Latest update February 5th, 2025 11:03 AM
Dec 13, 2018 News
After the Auditor General red-flagged the execution of the school feeding expansion programme, Minister of Education, Nicolette Henry said that the Government is moving forward in 2019 with the expansion, which was halted to facilitate the audit.
Defending the Ministry’s budgetary allocation in the National Assembly yesterday, Henry explained that the programme will target new areas, including children of retrenched sugar workers and hinterland communities.
“We would have said to the nation that we intend to expand the school feeding programme and we did just that and we will continue to expand the programme further until we address those that are most vulnerable and disadvantaged. We will go to every vulnerable child and every vulnerable community in this country,” the Minister stated.
The Minister was questioned extensively by Opposition MP and former Minister of Education, Priya Manickchand, about expenditure for the feeding programme. Manickchand had pointed out that the Ministry had not spent some $2B of its 2017 allocation, including more than $200M from the school feeding programme
“I am wondering which schools did not get fed or if it was determined to be enough to feed everybody, then why would you increase it now?” Manickchand questioned.
The Minister explained, “All schools that were already in the programme we were able to feed…The expansion, however, had to be curtailed, because that programme had to be audited and we had to wait until we got the guidance from the auditors based on what was happening, then we moved forward; that is why there was a delay so to speak.”
Manickchand noted that effectively, the programme was not executed and questioned if there was a competitive bidding process for the provision of the food items.
The Minister stated that the food items are sole-sourced from Banks DIH, which has been the case for many years.
In 2017, the sum of $2.099B was allotted for dietary under the Ministry of Education according to the Auditor General’s report. During the period under review, the net allotment transfers from Dietary scheme totaled $48.772M, giving a revised allotment of $2.050B.

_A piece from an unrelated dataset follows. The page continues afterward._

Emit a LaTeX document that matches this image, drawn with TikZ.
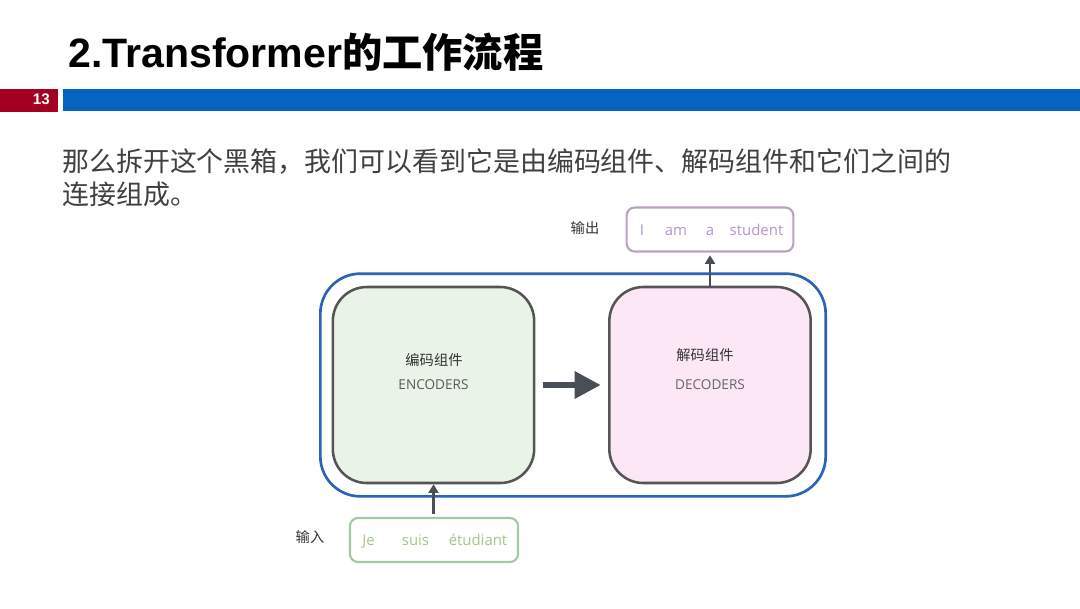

According to the report, the Appropriation Accounts amounts totaling $1.727B were expended as December 31, 2017, resulting in an unspent sum of $323M. An amount of $1.727B included expenditure for the school feeding programme.
An audit examination was done on the records maintained by eleven schools, which included five and six schools in regions seven and nine respectively.
The report said that the sum of $73.644M was expended on the programme for eleven schools where 2,189 students benefitted from the programme.
However, the Auditor General noted the school could not determine whether the sum of $52.512M received by the eight schools was deposited intact, due to the absence of key documentation, including bank statements.
The AG also could not determine whether the monies were properly accounted for with respect to the eleven schools.
The report outlined that bank reconciliation statements were not presented for any of the schools.
“The absence of key control measures can lead to the preparation of wrongdoing without prompt detection. The report also highlighted the absence of supervisory checks, which is a key control, which can point to wrongdoing, prompt detection, and the safeguarding of public funds.
There was no evidence of supervisory checks of cashbooks by the management committee in three schools. Supervisory checks were also absent in the stock ledgers and goods received books for six schools in Region Nine.
Moreover, cash was kept in the personal possession of the treasurer in eight schools. This unsatisfactory situation, it was stated, could lead to wrongdoing.
In response to the findings, the Education Ministry acknowledged the lapse in the system.
The Education Minister noted that school-feeding programme is transitioning from being centrally managed to community management. The Ministry promised better monitoring will be done.